転調する際の音の切り方がすごくきれい。 細かい音の切り方、響き方など非常に良く考えている。 曲全体として割り切りすぎの印象。 ここでも前述の表現Aの部分が非常に気になる。 こうなると音楽の広がりが無くなり、小さくなってしまう。惜しい。
(3)3楽章 行進部分の表現で、気持ちの高ぶりに伴いリズムがずれるが(フレーズの区切り最後で敢えて付点をなくして八分音符を強調した部分は、そのような校訂版があるのだと理解。ここで言っているのはその部分ではない)、それはそういう自由な直感を重視した感覚的表現と理解する。葬送行進という性格上リズムの揺れは気持ちの表現ある意味描写的表現とも捉えることができるからである。 中間部の長調の旋律の後再度同じ行進部分が現れるがその時は前半に比べると正確さを重視していた。これは感情の整理がついた後の行進という表現という解釈なのだと判断した。 長調部分の音の処理がうまく綺麗。透明感ある音。 緊張感を長く保つ感覚が亜紀子さんの表現に似ていると感じた部分あり。
(4)4楽章 ヘンリーさん独特の甘い優しい表現タッチで奏でる16分音符の繋がりは非常に魅力のあるもの。 しかし感情の起伏はもう少し欲しい。 悲しみを抑えてもついこみ上げてくる感情みたいなものをもっと表現してほしかった。行進の後の一陣の風という描写的表現に終始していた感あり。
5.リストソナタ 冒頭にも書いたように絶品。 何を表現したいか明確。 確信を持った音楽を余りある技術で思う存分表現しているという感じ。 自信が有るので説得力がある。 音のバランスはよく切れもあり、付け入る隙が無い。 技術だけでぐいぐい押すような傲慢なまくし立てるような表現を避けているところに好感が持てる。暖かい演奏。 またきらびやかなところに綺麗な音がフィットして天の声、白夜のピアニストという表現が良く合う。スケールやトリルが綺麗過ぎ。魅力あり。 本当にすばらしい演奏と感じた。
6.ドンジョバンニ 見事に弾きこなしたという印象。 しかしこの曲が恐らく同じ主題を使ったショパンの”ラチダレム変奏曲”を意識して書かれたものであろうが、それとの比較でこの曲自体があまりに音楽的に希薄と感じる。 見事にきれいに弾いてくれたという以上の印象が残らない曲だった。
〜ここからアンコール〜
7.シベリウス”樅の木” しっとり丁寧に弾かれショパンで感じた違和感を全く感じない。 心に染み入るすばらしい演奏と感じた。 さすが。
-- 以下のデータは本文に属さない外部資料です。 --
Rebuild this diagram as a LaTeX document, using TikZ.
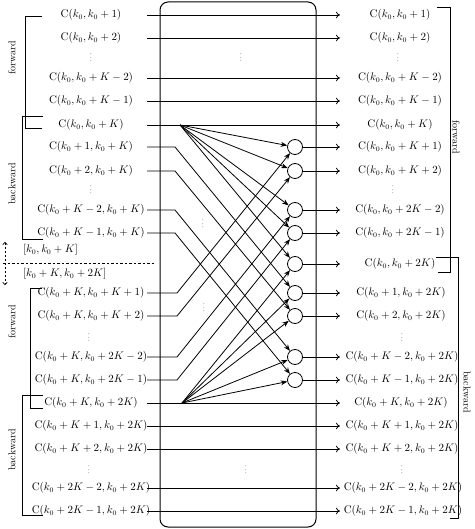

8.シベリウス”フィンランディア” ピアノで表現したオーケストレーションに感激。
色彩感あり。表現力あり。
表現すべきものの骨格が明確なので引き寄せられる。全曲に増してさすが。
9.ショパン”華麗なる大円舞曲” これはアンコールの予定になかったのでは。 残念ながらこれは弾きべきでなかったと確信する。 あまりに表現が雑でショパンを聞いている印象を受けない。